The finding that carbon dioxide is not adsorbed on the system after temperature cycling to 900 K (Figure 7) may be related to a reorganized surface structure as the sample is heated. It has previously been reported that thin rare earth overlayers tend to intermix with transition metal substrates and form surface alloys at relatively low temperatures [38]. The surface reactivity may be altered even if the observed changes in XPS intensities are small. The changed surface reactivity may be related to a decrease in work function of 0.5 eV (Table 2), and corresponding changes in energy differences between molecular levels and substrate Fermi level. Since the energy levels of the adsorbed molecule are referenced to the vacuum level, the value of the work function determines the energy difference between molecular orbitals and substrate Fermi level [39,40]. This is shown schematically in Figure 8. Therefore the probability of charge transfer between adsorbed molecule and substrate depends on the work function. The illustrated energy levels in the schematic figure do not represent true values. The decrease in work function by 0.5 eV as the Sm/Ni sample is heated to 900 K is likely to contribute to a change of the adsorption properties of CO${}_2$ of this sample. However, the details of the adsorption mechanisms of CO${}_2$ on oxidized Sm/Ni remain undetermined.

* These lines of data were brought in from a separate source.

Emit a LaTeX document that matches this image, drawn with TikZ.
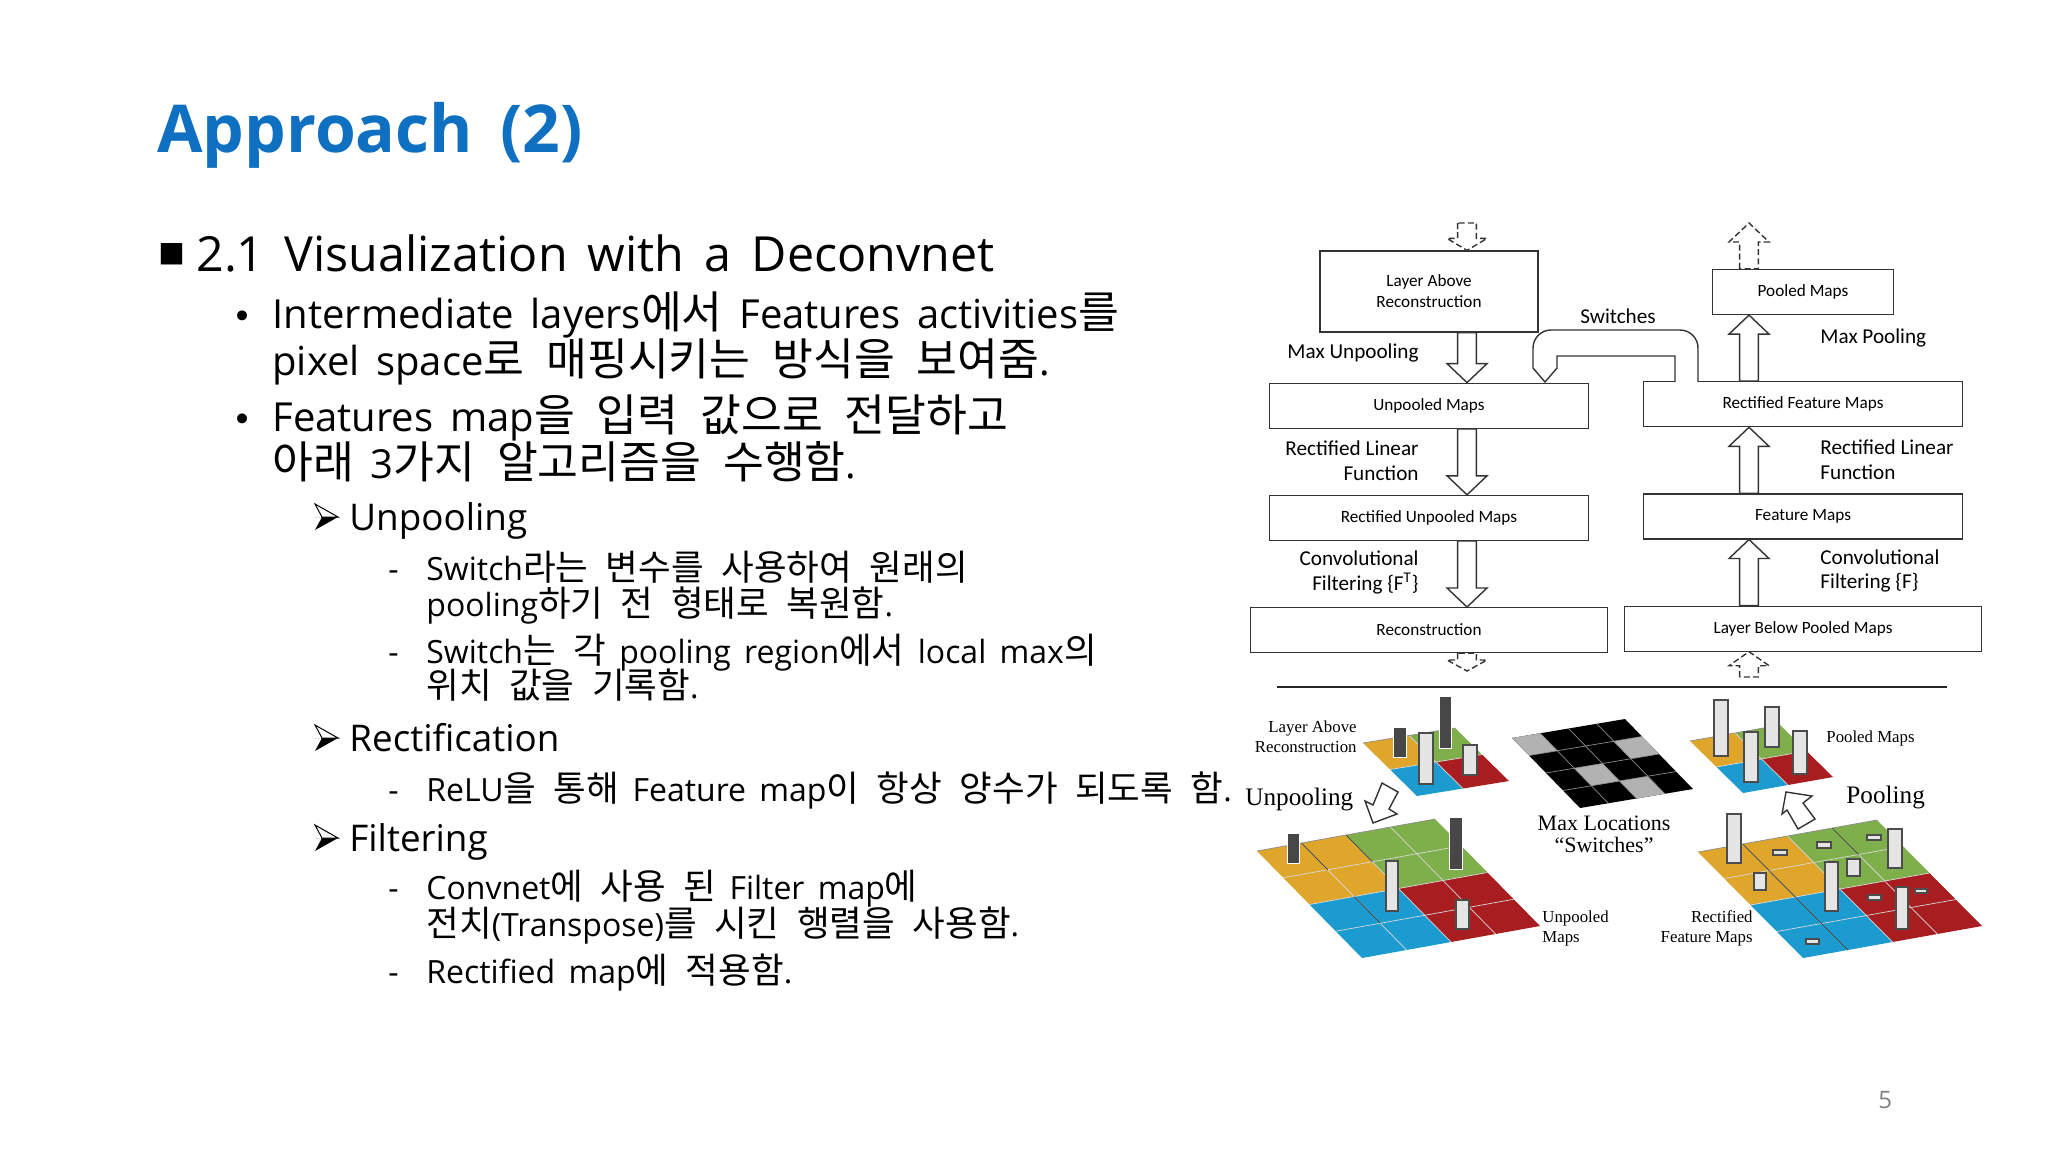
\documentclass[tikz,border=0pt]{standalone}
\usepackage{fontspec}
\setmainfont[WordSpace=1.6]{Open Sans}
\newfontfamily\krfont[Scale=1.11,WordSpace=2.2]{Noto Sans CJK KR}
\newfontfamily\symfont{DejaVu Sans}
\newfontfamily\boxfont{Carlito}
\newfontfamily\capfont{Liberation Serif}
\usetikzlibrary{calc}
\usetikzlibrary{positioning}
\newcommand{\kr}[1]{{\krfont #1}}
\definecolor{titleblue}{HTML}{0F6FC0}
\definecolor{mapyellow}{HTML}{DFA62B}
\definecolor{mapgreen}{HTML}{7FAF4B}
\definecolor{mapblue}{HTML}{1C9BD0}
\definecolor{mapred}{HTML}{A71D20}
% hollow block arrow: start, tip, head length
\newcommand{\blockarr}[4][]{%
  \draw[blockline,#1] let \p1=(#2),\p2=(#3),\n1={\y2>\y1 ? -#4 : #4} in
    (\x1-4.7pt,\y1) -- (\x1-4.7pt,\y2+\n1) -- (\x1-10pt,\y2+\n1) -- (\x2,\y2)
    -- (\x1+10pt,\y2+\n1) -- (\x1+4.7pt,\y2+\n1) -- (\x1+4.7pt,\y1) -- cycle;
}
% one parallelogram of a skewed map
\newcommand{\mapcell}[5]{%
  \fill[#1] (#2,#3) -- (#4,#3) -- (#4,#5) -- (#2,#5) -- cycle;
}
% coloured map: origin, two edge vectors, cell lines, dark lines
\newcommand{\colorgrid}[5]{%
  \begin{scope}[shift={(#1)},x={(#2)},y={(#3)}]
    \mapcell{mapyellow}{0}{0}{.5}{.5}
    \mapcell{mapgreen}{.5}{0}{1}{.5}
    \mapcell{mapblue}{0}{.5}{.5}{1}
    \mapcell{mapred}{.5}{.5}{1}{1}
    \foreach \s in {#4} {
      \draw[cellline] (\s,0) -- (\s,1);
      \draw[cellline] (0,\s) -- (1,\s);
    }
    \draw[cellline, draw = black!45] (0,0) -- (1,0);
    \foreach \c/\ra/\rb in {#5} {
      \draw[cellline, draw = black!80] (\c,\ra) -- (\c,\rb);
    }
  \end{scope}
}
% wedge bullet, on the baseline of a line of level three
\newcommand{\wedgebullet}[1]{%
  \fill[black] (#1) ++(-34,-13) -- ++(23,0) -- ++(-23,13) -- ++(7,-13) -- cycle;
  \draw[black, line width = .5pt, fill = white] (#1) ++(-34,-26) -- ++(23,13) -- ++(-16,0) -- cycle;
}
\tikzset {
  blockline/.style = {
    draw = black!80,
    line width = .7pt,
    fill = white,
    line join = miter
  },
  dashline/.style = {
    dash pattern = on 3pt off 1.6pt
  },
  cellline/.style = {
    draw = white!85!black,
    line width = .35pt
  },
  % boxes of the upper chart
  mapbox/.style = {
    draw = black!80,
    line width = .6pt,
    inner sep = 0,
    fill = white,
    minimum height = 22.5pt,
    font = \boxfont\fontsize{8.6}{10.5}\selectfont,
    align = center
  },
  steplabel/.style = {
    inner sep = 0,
    anchor = base,
    font = \boxfont\fontsize{10.6}{12}\selectfont
  },
  steplabelL/.style = {steplabel, anchor = base east},
  steplabelR/.style = {steplabel, anchor = base west},
  caption/.style = {
    inner sep = 0,
    font = \capfont\fontsize{8.4}{10}\selectfont
  },
  captionbig/.style = {
    inner sep = 0,
    font = \capfont\fontsize{12.6}{14}\selectfont
  },
  darkbar/.style = {
    draw = white,
    line width = .5pt,
    fill = black!72
  },
  lightbar/.style = {
    draw = black!70,
    line width = .7pt,
    fill = black!10
  },
  % slide text
  slidetext/.style = {
    inner sep = 0,
    anchor = base west,
    text = black
  },
  lvlone/.style = {slidetext, font = \fontsize{24.2}{28}\selectfont},
  lvltwo/.style = {slidetext, font = \fontsize{20}{23}\selectfont},
  lvlthree/.style = {slidetext, font = \fontsize{18.4}{22}\selectfont},
  lvlfour/.style = {slidetext, font = \fontsize{16}{19}\selectfont},
  node distance = 33pt
}
\begin{document}
\begin{tikzpicture}[x=.5pt,y=-.5pt]
  \useasboundingbox (0,0) rectangle (2048,1152);

  \node[slidetext, text = titleblue, font = \bfseries\fontsize{33}{38}\selectfont] (title) at (157,152) {Approach (2)};

  \node[lvlone, font = \symfont\fontsize{14}{16}\selectfont] (bulone) at (158,261) {■};
  \node[lvlone] (head) at (196,271) {2.1 Visualization with a Deconvnet};
  \node[lvltwo, font = \symfont\fontsize{17}{20}\selectfont] (bulone-a) at (232,328) {•};
  \node[lvltwo] (two-a) at (272,328) {Intermediate layers\kr{에서} Features activities\kr{를}};
  \node[lvltwo] (two-b) at (272,375) {pixel space\kr{로 매핑시키는 방식을 보여줌}.};
  \node[lvltwo, font = \symfont\fontsize{17}{20}\selectfont] (bulone-b) at (232,431) {•};
  \node[lvltwo] (two-c) at (272,431) {Features map\kr{을 입력 값으로 전달하고}};
  \node[lvltwo] (two-d) at (272,478) {\kr{아래} 3\kr{가지 알고리즘을 수행함}.};

  \node[lvlthree] (unpool) at (349,530) {Unpooling};
  \wedgebullet{unpool.base west}
  \node[lvlfour] (dash-a) at (388,580) {-};
  \node[lvlfour] (four-a) at (426,580) {Switch\kr{라는 변수를 사용하여 원래의}};
  \node[lvlfour] (four-b) at (426,616) {pooling\kr{하기 전 형태로 복원함}.};
  \node[lvlfour] (dash-b) at (388,663) {-};
  \node[lvlfour] (four-c) at (426,663) {Switch\kr{는 각} pooling region\kr{에서} local max\kr{의}};
  \node[lvlfour] (four-d) at (426,698) {\kr{위치 값을 기록함}.};
  \node[lvlthree] (rectif) at (349,751) {Rectification};
  \wedgebullet{rectif.base west}
  \node[lvlfour] (dash-c) at (388,801) {-};
  \node[lvlfour] (four-e) at (426,801) {ReLU\kr{을 통해} Feature map\kr{이 항상 양수가 되도록 함}.};
  \node[lvlthree] (filter) at (349,851) {Filtering};
  \wedgebullet{filter.base west}
  \node[lvlfour] (dash-d) at (388,899) {-};
  \node[lvlfour] (four-f) at (426,899) {Convnet\kr{에 사용 된} Filter map\kr{에}};
  \node[lvlfour] (four-g) at (426,936) {\kr{전치}(Transpose)\kr{를 시킨 행렬을 사용함}.};
  \node[lvlfour] (dash-e) at (388,983) {-};
  \node[lvlfour] (four-h) at (426,983) {Rectified map\kr{에 적용함}.};

  \node[slidetext, text = black!50, font = \fontsize{12}{14}\selectfont] (pagenum) at (1878,1108) {5};

  % left column
  \node[mapbox, minimum width = 109pt, minimum height = 40.5pt] (above) at (1429,291.5) {Layer Above\\Reconstruction};
  \node[mapbox, minimum width = 159.3pt] (unpooled) [below=25pt of above] {Unpooled Maps};
  \node[mapbox, minimum width = 159.3pt] (rectunpooled) [below=of unpooled] {Rectified Unpooled Maps};
  \node[mapbox, minimum width = 178.3pt] (recon) [below=of rectunpooled] {Reconstruction};
  % right column
  \node[mapbox, minimum width = 90.8pt] (pooled) at (1803,292) {Pooled Maps};
  \node[mapbox, minimum width = 159.3pt] (rectfeat) [below=of pooled] {Rectified Feature Maps};
  \node[mapbox, minimum width = 159.3pt] (feat) [below=of rectfeat] {Feature Maps};
  \node[mapbox, minimum width = 178.3pt] (below) [below=of feat] {Layer Below Pooled Maps};

  \coordinate (axisL) at (1467,0);
  \coordinate (axisR) at (1749,0);
  \coordinate (dashtopL) at (1467,223);
  \coordinate (dashtopR) at (1749,223);
  \coordinate (dashbotL) at (1467,671);
  \coordinate (dashbotR) at (1749,677);

  \blockarr{above.south -| axisL}{unpooled.north -| axisL}{9.5pt}
  \blockarr{unpooled.south -| axisL}{rectunpooled.north -| axisL}{9.5pt}
  \blockarr{rectunpooled.south -| axisL}{recon.north -| axisL}{9.5pt}
  \blockarr{below.north -| axisR}{feat.south -| axisR}{9.5pt}
  \blockarr{feat.north -| axisR}{rectfeat.south -| axisR}{9.5pt}
  \blockarr{rectfeat.north -| axisR}{pooled.south -| axisR}{9.5pt}
  \blockarr[dashline]{dashtopL}{above.north -| axisL}{6pt}
  \blockarr[dashline]{pooled.north -| axisR}{dashtopR}{9.5pt}
  \blockarr[dashline]{recon.south -| axisL}{dashbotL}{5.5pt}
  \blockarr[dashline]{dashbotR}{below.south -| axisR}{7pt}

  % switches
  \coordinate (swoutR) at (1698,382);
  \coordinate (swinR) at (1675,382);
  \coordinate (swtip) at (1545,382);
  \draw[blockline] (swinR) -- (1675,356) -- (1557,356) -- (1557,368) -- (swtip) -- (1533,368)
    [rounded corners=9pt] -- (1533,330) -- (1698,330) [sharp corners] -- (swoutR);

  \node[steplabelL] (maxunpool) at (1419,358) {Max Unpooling};
  \node[steplabelL] (rlfL-a) at (1419,455) {Rectified Linear};
  \node[steplabelL] (rlfL-b) at (1419,480) {Function};
  \node[steplabelL] (convL-a) at (1419,565) {Convolutional};
  \node[steplabelL] (convL-b) at (1419,590) {Filtering \{F\textsuperscript{T}\}};
  \node[steplabel] (switches) at (1618,323) {Switches};
  \node[steplabelR] (maxpool) at (1820,343) {Max Pooling};
  \node[steplabelR] (rlfR-a) at (1820,454) {Rectified Linear};
  \node[steplabelR] (rlfR-b) at (1820,479) {Function};
  \node[steplabelR] (convR-a) at (1820,564) {Convolutional};
  \node[steplabelR] (convR-b) at (1820,588) {Filtering \{F\}};

  \draw[black!85, line width = 1pt] (1277,687) -- (1947,687);

  % unpooling side
  \colorgrid{1363,743}{46pt,7.5pt}{27pt,-26.5pt}{.5}{}
  \draw[darkbar] (1393,727) rectangle (1406,757);
  \draw[lightbar] (1419,733) rectangle (1433,784);
  \draw[darkbar] (1439,696) rectangle (1451,748);
  \draw[lightbar] (1463,745) rectangle (1477,775);

  \draw[blockline] (1382,783) -- (1398,792) -- (1389,809) -- (1397,814) -- (1373,823) -- (1365,801) -- (1373,805) -- cycle;

  \colorgrid{1257,851}{89pt,16pt}{52.5pt,-53.5pt}{.25,.5,.75}{.25/0/.25,.5/0/.25,.25/.5/.75}
  \draw[darkbar] (1287,833) rectangle (1299,863);
  \draw[lightbar] (1386,861) rectangle (1398,911);
  \draw[darkbar] (1449,817) rectangle (1462,869);
  \draw[lightbar] (1456,900) rectangle (1469,929);

  % switch locations
  \begin{scope}[shift={(1512,738)},x={(56.5pt,9.5pt)},y={(34pt,-35pt)}]
    \mapcell{black}{0}{0}{1}{1}
    \mapcell{black!30}{0}{0}{.25}{.25}
    \mapcell{black!30}{.75}{.25}{1}{.5}
    \mapcell{black!30}{.25}{.5}{.5}{.75}
    \mapcell{black!30}{.5}{.75}{.75}{1}
    \foreach \s in {.25,.5,.75} {
      \draw[cellline, draw = black!45] (\s,0) -- (\s,1);
      \draw[cellline, draw = black!45] (0,\s) -- (1,\s);
    }
  \end{scope}

  % pooling side
  \colorgrid{1690,741}{45pt,8pt}{26.5pt,-26pt}{.5}{}
  \draw[lightbar] (1714,700) rectangle (1728,756);
  \draw[lightbar] (1765,707) rectangle (1779,747);
  \draw[lightbar] (1744,732) rectangle (1758,782);
  \draw[lightbar] (1793,731) rectangle (1807,774);

  \draw[blockline] (1786,792) -- (1812,796) -- (1803,803) -- (1815,819) -- (1798,829) -- (1787,810) -- (1782,814) -- cycle;

  \colorgrid{1698,852}{89.5pt,16pt}{52.5pt,-53pt}{.25,.5,.75}{.25/0/.5,.75/0/.25,.25/.5/1}
  \draw[lightbar] (1727,814) rectangle (1741,863);
  \draw[lightbar] (1754,873) rectangle (1766,890);
  \draw[lightbar] (1773,850) rectangle (1787,855);
  \draw[lightbar] (1817,842) rectangle (1831,848);
  \draw[lightbar] (1867,835) rectangle (1881,840);
  \draw[lightbar] (1888,829) rectangle (1902,868);
  \draw[lightbar] (1847,859) rectangle (1860,876);
  \draw[lightbar] (1825,862) rectangle (1838,911);
  \draw[lightbar] (1868,895) rectangle (1881,900);
  \draw[lightbar] (1896,887) rectangle (1908,929);
  \draw[lightbar] (1915,889) rectangle (1927,893);
  \draw[lightbar] (1806,939) rectangle (1819,944);

  \node[caption, anchor = base east, align = right] (cap-above) at (1357,732) {Layer Above};
  \node[caption, anchor = base east, align = right] (cap-recon) at (1357,752) {Reconstruction};
  \node[captionbig, anchor = base west] (cap-unpool) at (1245,805) {Unpooling};
  \node[captionbig, anchor = base, font = \capfont\fontsize{11}{13}\selectfont] (cap-maxloc) at (1604,830) {Max Locations};
  \node[captionbig, anchor = base, font = \capfont\fontsize{11}{13}\selectfont] (cap-switch) at (1604,852) {“Switches”};
  \node[caption, anchor = base west] (cap-unp-a) at (1542,922) {Unpooled};
  \node[caption, anchor = base west] (cap-unp-b) at (1542,942) {Maps};
  \node[caption, anchor = base west] (cap-pooled) at (1826,742) {Pooled Maps};
  \node[captionbig, anchor = base west] (cap-pool) at (1846,803) {Pooling};
  \node[caption, anchor = base east] (cap-rect-a) at (1753,922) {Rectified};
  \node[caption, anchor = base east] (cap-rect-b) at (1753,942) {Feature Maps};
\end{tikzpicture}
\end{document}
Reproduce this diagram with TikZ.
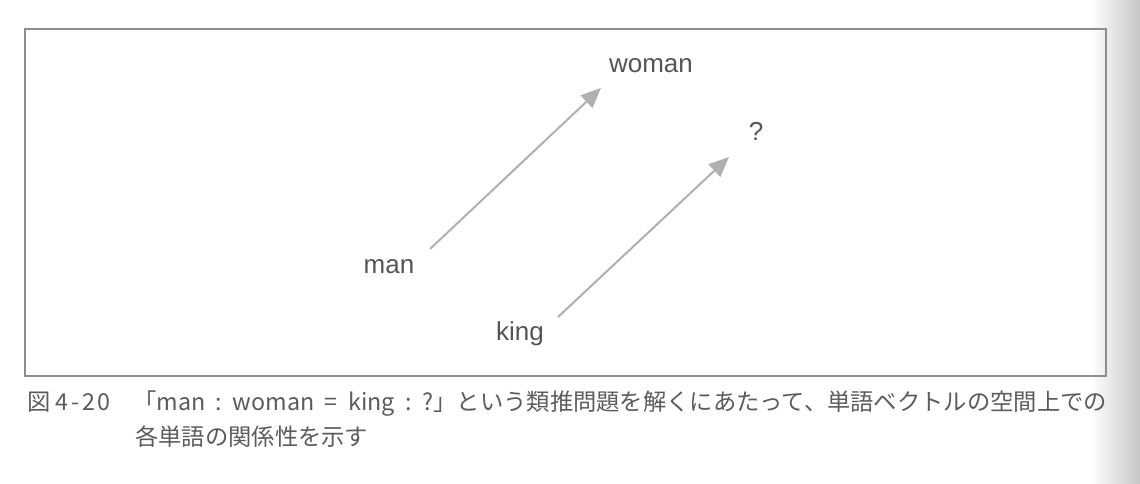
\documentclass[tikz,border=0pt]{standalone}
\usepackage{fontspec}
\setmainfont{Liberation Sans}
\newfontfamily\jpfont{Noto Sans CJK JP}
\usetikzlibrary{arrows.meta}
\definecolor{labelgray}{HTML}{555555}
\definecolor{capgray}{HTML}{5C5C5C}
\definecolor{arrowgray}{HTML}{B0B0B0}
\definecolor{framegray}{HTML}{8E8E8E}
\newcommand{\capsp}{\hspace{10.5pt}}
\tikzset{
  word/.style={anchor=base, inner sep=0pt, text=labelgray, font=\fontsize{26}{30}\selectfont},
  vecarrow/.style={draw=arrowgray, line width=2pt, -{Triangle[length=20pt,width=17pt]}},
  caption/.style={anchor=base west, inner sep=0pt, text=capgray, font=\jpfont\fontsize{23.3}{26}\selectfont},
  framebox/.style={draw=framegray, line width=1.3pt}
}
\begin{document}
\begin{tikzpicture}[x=1pt,y=-1pt]
\useasboundingbox (0,0) rectangle (1140,484);
\fill[white] (0,0) rectangle (1140,484);
\shade[left color=white, right color=black!22] (1090,0) rectangle (1140,484);
\draw[framebox] (25,29) rectangle (1106,376);
% words
\node[word] (woman) at (651,73) {woman};
\node[word] (q) at (756,140) {?};
\node[word] (man) at (389,273) {man};
\node[word] (king) at (520,340) {king};
% connector ends
\coordinate (mantail) at (430,249);
\coordinate (womantip) at (601,88);
\coordinate (kingtail) at (558,317);
\coordinate (qtip) at (729,157);
\draw[vecarrow] (mantail) -- (womantip);
\draw[vecarrow] (kingtail) -- (qtip);
% caption
\node[caption] (capnum) at (27,410) {図\hspace{5pt}4\hspace{3pt}-\hspace{3pt}2\hspace{2pt}0};
\node[caption] (capl1) at (133,410) {「man\capsp:\capsp woman\capsp=\capsp king\capsp:\capsp?」という類推問題を解くにあたって、単語ベクトルの空間上での};
\node[caption] (capl2) at (135,445) {各単語の関係性を示す};
\end{tikzpicture}
\end{document}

The core level intensities presented in Table 1 indicate changes in sample morphology upon heating. For the lowest Sm coverage of 0.4 and 0.9 ML a decrease in relative Sm and O intensities may suggest aggregation of Sm oxide structures on the Ni substrate [41]. For the largest Sm coverage, 1.9 ML, increased relative Sm and O intensities do not suggest aggregation, but still suggest structural changes in the surface nano structures, as does the change in work function.

Two peaks observed in the O 1s core level (Figure 3) are located at binding energies that are usually assigned to oxide (529–530 eV) and hydroxide (531 eV). In this case, hydroxide is not likely to be present and the high binding energy feature is speculated to be due to a mixed Sm–Ni oxide at the perimeter of the Sm nano structures. The shift in the low binding energy peak by 0.7 eV after heating is comparable to the change in the work function of 0.5 eV. The high binding energy peak does not shift after annealing, and is therefore speculated to originate from atoms in metallic contact with the Ni substrate, presumably in form of a mixed Sm–Ni oxide. The Sm 3d peaks (Figure 4) show a binding energy shift of 0.6 eV after annealing. Similar core level shifts that track changes in the work function have previously been observed on systems of thin oxide layers on conducting substrates, and have been argued to be caused by an inability to equilibrate Fermi levels on the short time scale of the photoemission process [42].

It should be noted that the amount of carbonate on the Sm/Ni sample that is exposed to oxygen is only on the order of a few percent on the surface. The role of carbonate is assumed to be crucial since no distinct CO${}_2$ desorption is observed in the absence of carbonate species, as witnessed by the C 1s XPS peak at binding energy near 290 eV. The TPD technique is sensitive enough to yield distinct desorption data for low desorption pressures. The low level (few percent) of carbon contamination on the Ni substrate is not likely to play a determining role for the observed desorption spectra from the O/Sm/Ni samples.

Future studies including measurements of surface structure are needed to obtain improved understanding of these phenomena. Studies of other supported rare earth systems will be of interest to this subject matter.